The jokes are fast and furious and often precious, and the NHTC cast understands that they shouldn’t act too smart and shouldn’t ever slow down. You can’t call the results exactly even, in a stylistic sense—these are individuals of varying talents fighting for attention, and that’s pretty much what the script is about—but to director Brown’s immense credit, nobody gets left behind in the daffy dust kicked up by principle performers Jeremy Funke as Albert Einstein (who paces deliciously), Peter Chenot as Picasso (who has the rare, and in this case crucial, ability to smolder and seem silly at the same time) and Steve Scarpa (the blowhard bartender who both sets the show’s raucous rat-a-tat pace and has to interrupt it most often with “it’s only a play” gags).
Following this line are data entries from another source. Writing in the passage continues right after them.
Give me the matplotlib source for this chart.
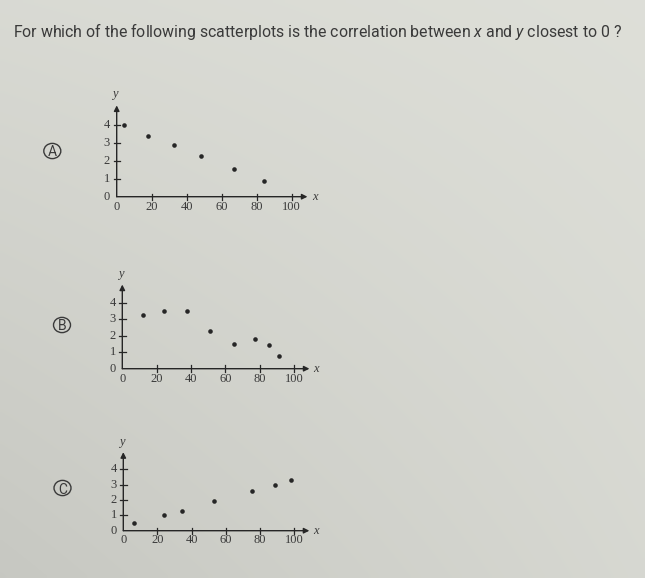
"""Three small scatterplots (A, B, C) from a correlation worksheet question."""

import matplotlib

matplotlib.use("Agg")
import matplotlib.pyplot as plt  # noqa: E402
import numpy as np  # noqa: E402
from matplotlib.patches import Circle  # noqa: E402

a_x = [4, 18, 33, 48, 67, 84]
a_y = [4.0, 3.4, 2.9, 2.3, 1.55, 0.9]

b_x = [12, 24, 37.5, 51, 65, 77.5, 85.5, 91]
b_y = [3.25, 3.5, 3.5, 2.3, 1.5, 1.8, 1.45, 0.75]

c_x = [6, 24, 34.5, 53, 75.5, 89, 98]
c_y = [0.5, 1.0, 1.3, 1.9, 2.55, 3.0, 3.3]

x_ticks = [0, 20, 40, 60, 80, 100]
y_ticks = [0, 1, 2, 3, 4]
letters = ["A", "B", "C"]

W, H = 645, 578
INK = "#262626"
TEXT = "#3a3a3a"
SERIF = "Liberation Serif"

plt.rcParams["mathtext.fontset"] = "custom"
plt.rcParams["mathtext.it"] = "Roboto:italic"
plt.rcParams["mathtext.rm"] = "Roboto"

# (origin px x, origin px y, px per x unit, px per y unit, letter centre x, y)
_PANELS = [
    (116.7, 196.7, 1.75, 17.9, 52.3, 151.0),
    (122.3, 368.7, 1.717, 16.5, 62.0, 325.0),
    (123.3, 530.7, 1.707, 15.4, 62.5, 488.0),
]
XLIM = (-14, 118)
YLIM = (-1.1, 6.0)

fig = plt.figure(figsize=(W / 100, H / 100), dpi=100)

# photographed paper: soft grey gradient
bg = fig.add_axes([0, 0, 1, 1], zorder=-5)
yy, xx = np.mgrid[0:1:120j, 0:1:140j]
shade = 0.85 - 0.07 * yy * (1 - 0.6 * xx) + 0.02 * xx
rgb = np.dstack([shade * 1.0, shade * 1.005, shade * 0.975]).clip(0, 1)
bg.imshow(rgb, aspect="auto", extent=[0, 1, 0, 1], interpolation="bilinear")
bg.set_axis_off()

fig.text(13 / W, 1 - 31 / H,
         "For which of the following scatterplots is the correlation between "
         r"$x$ and $y$ closest to 0 ?",
         fontsize=11.4, family="Roboto", color=TEXT, va="center", ha="left")


def _panel(xs, ys, spec, letter):
    ox, oy, sx, sy, lx, ly = spec
    left = ox + XLIM[0] * sx
    width = (XLIM[1] - XLIM[0]) * sx
    bottom = oy - YLIM[0] * sy  # pixel y (down) of the lower edge
    height = (YLIM[1] - YLIM[0]) * sy
    ax = fig.add_axes([left / W, 1 - bottom / H, width / W, height / H])
    ax.set_xlim(*XLIM)
    ax.set_ylim(*YLIM)
    ax.patch.set_alpha(0)
    for s in ax.spines.values():
        s.set_visible(False)
    ax.set_xticks([])
    ax.set_yticks([])

    arrow = dict(arrowstyle="-|>", color=INK, lw=1.0, mutation_scale=8,
                 shrinkA=0, shrinkB=0)
    ax.annotate("", xy=(0, 5.1), xytext=(0, 0), arrowprops=arrow)
    ax.annotate("", xy=(109, 0), xytext=(0, 0), arrowprops=arrow)
    ax.text(-1, 5.75, "y", family=SERIF, style="italic", fontsize=9,
            color=TEXT, ha="center", va="center")
    ax.text(113, 0, "x", family=SERIF, style="italic", fontsize=9,
            color=TEXT, ha="center", va="center")

    tick_x = 3.2 / sy
    tick_y = 3.2 / sx
    for t in x_ticks:
        if t:
            ax.plot([t, t], [-tick_x, tick_x], color=INK, lw=0.9)
        ax.text(t, -0.6, str(t), family=SERIF, fontsize=9, color=TEXT,
                ha="center", va="center")
    for t in y_ticks:
        if t:
            ax.plot([-tick_y, tick_y], [t, t], color=INK, lw=0.9)
        ax.text(-3.8, t, str(t), family=SERIF, fontsize=9, color=TEXT,
                ha="right", va="center")

    ax.plot(xs, ys, "o", color=INK, markersize=3.3, markeredgewidth=0)

    fig.patches.append(Circle((lx / W, 1 - ly / H), 8.5 / W, transform=fig.transFigure,
                              fill=False, ec=TEXT, lw=1.0))
    fig.text(lx / W, 1 - ly / H, letter, family="Roboto", fontsize=10,
             color=TEXT, ha="center", va="center_baseline")


for xs, ys, spec, letter in zip([a_x, b_x, c_x], [a_y, b_y, c_y], _PANELS, letters):
    _panel(xs, ys, spec, letter)

fig.savefig("out.png", dpi=100)
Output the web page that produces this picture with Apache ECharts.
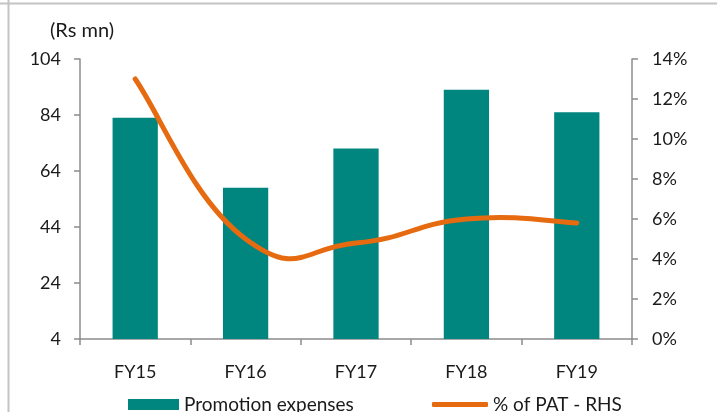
<!DOCTYPE html>
<html>
<head>
<meta charset="utf-8">
<script src="https://cdn.jsdelivr.net/npm/echarts@6/dist/echarts.min.js"></script>
<style>
  html, body { margin: 0; padding: 0; background: #fff; }
  #chart { width: 717px; height: 412px; }
</style>
</head>
<body>
<div id="chart"></div>
<script>
// Fiscal years on the category axis
var years = ['FY15', 'FY16', 'FY17', 'FY18', 'FY19'];
// Promotion expenses, Rs mn (left axis)
var promotionExpenses = [83, 58, 72, 93, 85];
// Promotion expenses as % of PAT (right axis)
var pctOfPat = [13.0, 5.0, 4.8, 6.0, 5.8];
// Left axis tick range
var leftMin = 4, leftMax = 104, leftStep = 20;
// Right axis tick range (%)
var rightMin = 0, rightMax = 14, rightStep = 2;

var FONT = 'Lato, "Open Sans", sans-serif';
var AXIS_GREY = '#8c8c8c';
var TEXT = '#1a1a1a';
var TEAL = '#00857f';
var ORANGE = '#e66a10';

// Spreadsheet-style smoothed curve: cubic Bezier segments whose tangents
// follow the neighbouring points (Catmull-Rom like), allowed to overshoot.
var TENSION = 0.24;
function smoothPath(pts) {
  var d = 'M' + pts[0][0] + ',' + pts[0][1];
  for (var i = 0; i < pts.length - 1; i++) {
    var p0 = pts[Math.max(i - 1, 0)];
    var p1 = pts[i];
    var p2 = pts[i + 1];
    var p3 = pts[Math.min(i + 2, pts.length - 1)];
    var c1x = p1[0] + (p2[0] - p0[0]) * TENSION;
    var c1y = p1[1] + (p2[1] - p0[1]) * TENSION;
    var c2x = p2[0] - (p3[0] - p1[0]) * TENSION;
    var c2y = p2[1] - (p3[1] - p1[1]) * TENSION;
    d += ' C' + c1x + ',' + c1y + ' ' + c2x + ',' + c2y + ' ' + p2[0] + ',' + p2[1];
  }
  return d;
}

var chart = echarts.init(document.getElementById('chart'), null, { renderer: 'canvas' });

chart.setOption({
  backgroundColor: '#ffffff',
  animation: false,
  textStyle: { fontFamily: FONT },
  graphic: [
    // outer frame lines
    { type: 'line', shape: { x1: 0, y1: 3.5, x2: 717, y2: 3.5 }, style: { stroke: '#c4c4c4', lineWidth: 2 } },
    { type: 'line', shape: { x1: 8.5, y1: 0, x2: 8.5, y2: 412 }, style: { stroke: '#c4c4c4', lineWidth: 2 } },
    // unit caption
    { type: 'text', left: 50, top: 21, style: { text: '(Rs mn)', font: '20px ' + FONT, fill: TEXT } }
  ],
  grid: { left: 80, right: 85, top: 59, bottom: 73, containLabel: false },
  legend: [
    {
      data: [{ name: 'Promotion expenses', icon: 'rect' }],
      left: 128, top: 395, padding: 0,
      itemWidth: 51, itemHeight: 11,
      textStyle: { fontSize: 19, color: TEXT, fontFamily: FONT }
    },
    {
      data: [{ name: '% of PAT - RHS', icon: 'roundRect' }],
      left: 432, top: 395, padding: 0,
      itemWidth: 56, itemHeight: 5,
      textStyle: { fontSize: 19, color: TEXT, fontFamily: FONT }
    }
  ],
  xAxis: {
    type: 'category',
    data: years,
    boundaryGap: true,
    axisLine: { lineStyle: { color: AXIS_GREY, width: 1.5 } },
    axisTick: { show: true, length: 6, lineStyle: { color: AXIS_GREY, width: 1.5 } },
    axisLabel: { fontSize: 18, color: TEXT, fontFamily: FONT, margin: 24 },
    splitLine: { show: false }
  },
  yAxis: [
    {
      type: 'value',
      min: leftMin, max: leftMax, interval: leftStep,
      axisLine: { show: true, lineStyle: { color: AXIS_GREY, width: 1.5 } },
      axisTick: { show: true, inside: false, length: 6, lineStyle: { color: AXIS_GREY, width: 1.5 } },
      axisLabel: { fontSize: 18, color: TEXT, fontFamily: FONT, margin: 19 },
      splitLine: { show: false }
    },
    {
      type: 'value',
      position: 'right',
      min: rightMin, max: rightMax, interval: rightStep,
      axisLine: { show: true, lineStyle: { color: AXIS_GREY, width: 1.5 } },
      axisTick: { show: true, inside: false, length: 6, lineStyle: { color: AXIS_GREY, width: 1.5 } },
      axisLabel: { fontSize: 18, color: TEXT, fontFamily: FONT, margin: 20, formatter: '{value}%' },
      splitLine: { show: false }
    }
  ],
  series: [
    {
      name: 'Promotion expenses',
      type: 'bar',
      yAxisIndex: 0,
      data: promotionExpenses,
      barWidth: '41%',
      itemStyle: { color: TEAL }
    },
    {
      name: '% of PAT - RHS',
      type: 'custom',
      yAxisIndex: 1,
      data: pctOfPat.map(function (v, i) { return [i, v]; }),
      encode: { x: 0, y: 1 },
      itemStyle: { color: ORANGE },
      z: 3,
      renderItem: function (params, api) {
        // the whole curve is drawn once, from every point mapped through the axes
        if (params.dataIndex !== 0) return null;
        var pts = pctOfPat.map(function (v, i) { return api.coord([i, v]); });
        return {
          type: 'path',
          shape: { pathData: smoothPath(pts) },
          style: { fill: null, stroke: ORANGE, lineWidth: 5, lineCap: 'round', lineJoin: 'round' }
        };
      }
    }
  ]
});
</script>
</body>
</html>
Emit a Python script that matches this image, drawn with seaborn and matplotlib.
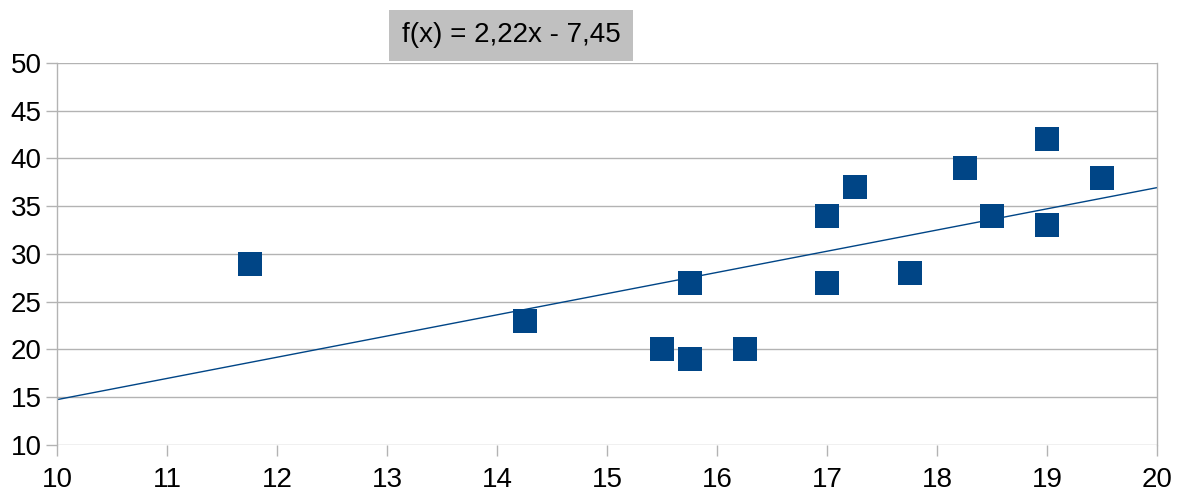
import matplotlib.pyplot as plt
import numpy as np
import pandas as pd
import seaborn as sns

# data
x_vals = [11.75, 14.25, 15.5, 15.75, 15.75, 16.25, 17, 17, 17.25, 17.75, 18.25, 18.5, 19, 19, 19.5]
y_vals = [29, 23, 20, 27, 19, 20, 34, 27, 37, 28, 39, 34, 42, 33, 38]
slope = 2.22
intercept = -7.45
x_ticks = list(range(10, 21))
y_ticks = list(range(10, 51, 5))

df = pd.DataFrame({'x': x_vals, 'y': y_vals})

sns.set_style('white')
plt.rcParams['font.family'] = ['Liberation Sans', 'DejaVu Sans']

fig = plt.figure(figsize=(11.79, 4.91), dpi=100)
ax = fig.add_axes([57 / 1179, 46 / 491, 1100 / 1179, 382 / 491])

blue = '#004586'
grid = '#b3b3b3'

# trend line across the full x range
line_x = np.array([x_ticks[0], x_ticks[-1]])
ax.plot(line_x, slope * line_x + intercept, color=blue, lw=1, zorder=2)

sns.scatterplot(data=df, x='x', y='y', ax=ax, marker='s', s=290,
                color=blue, edgecolor=blue, linewidth=0, zorder=3)

ax.set_xlim(10, 20)
ax.set_ylim(10, 50)
ax.set_xticks(x_ticks)
ax.set_yticks(y_ticks)
ax.yaxis.grid(True, color=grid, lw=1)
ax.xaxis.grid(False)
ax.set_axisbelow(True)
ax.set_xlabel('')
ax.set_ylabel('')

for side in ['left', 'right']:
    ax.spines[side].set_color(grid)
    ax.spines[side].set_linewidth(1)
ax.spines['top'].set_visible(False)
ax.spines['bottom'].set_visible(False)

ax.tick_params(axis='both', direction='out', length=8, width=1, color=grid,
               labelsize=20, labelcolor='black', bottom=True, left=True)
ax.tick_params(axis='y', pad=3)
ax.tick_params(axis='x', pad=8)

fig.text(511 / 1179, 1 - 35 / 491, 'f(x) = 2,22x - 7,45', ha='center', va='center',
         fontsize=20, color='black',
         bbox=dict(boxstyle='square,pad=0.45', facecolor='#c0c0c0', edgecolor='none'))

fig.savefig('out.png', dpi=100)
There are lots of jokes at the expense of women (one of the reasons why a high school production of this play in Oregon was challenged a few years ago), but Hallie Martenson (as the bartender’s girlfriend) and Megan Chenot (as a Picasso groupie and several other flighty female presences) give as good as they get. It’s also nice to see veteran local small theater talent such as John Watson and J. Kevin Smith grab hold of great supporting roles and add to the general mirth.
The bluster is constant, and at its height the show feels like a spirited improv comedy competition held in a college Humanities class. Which is what community-based theater often means in a city such as New Haven. Picasso at the Lapin Agile is a great choice with which to continue rebuilding the fortunes of New Haven Theatre Co., which has been around for something like 15 years under several distinct managements. (I directed a show for the company myself over a decade ago.) A smart yet brassy comedy that brings the crowd into the fun is an art you don’t have to argue about. If you do choose to unwind and discuss the show afterwards, here’s one more cool community-building aspect: the Olde School Saloon and Bistro a block away at 418 State St. has created a Lapin Agile cocktail (supposedly laced with absinthe) in the show’s honor, and brandishing your theater program at the bar will get you half-price drink.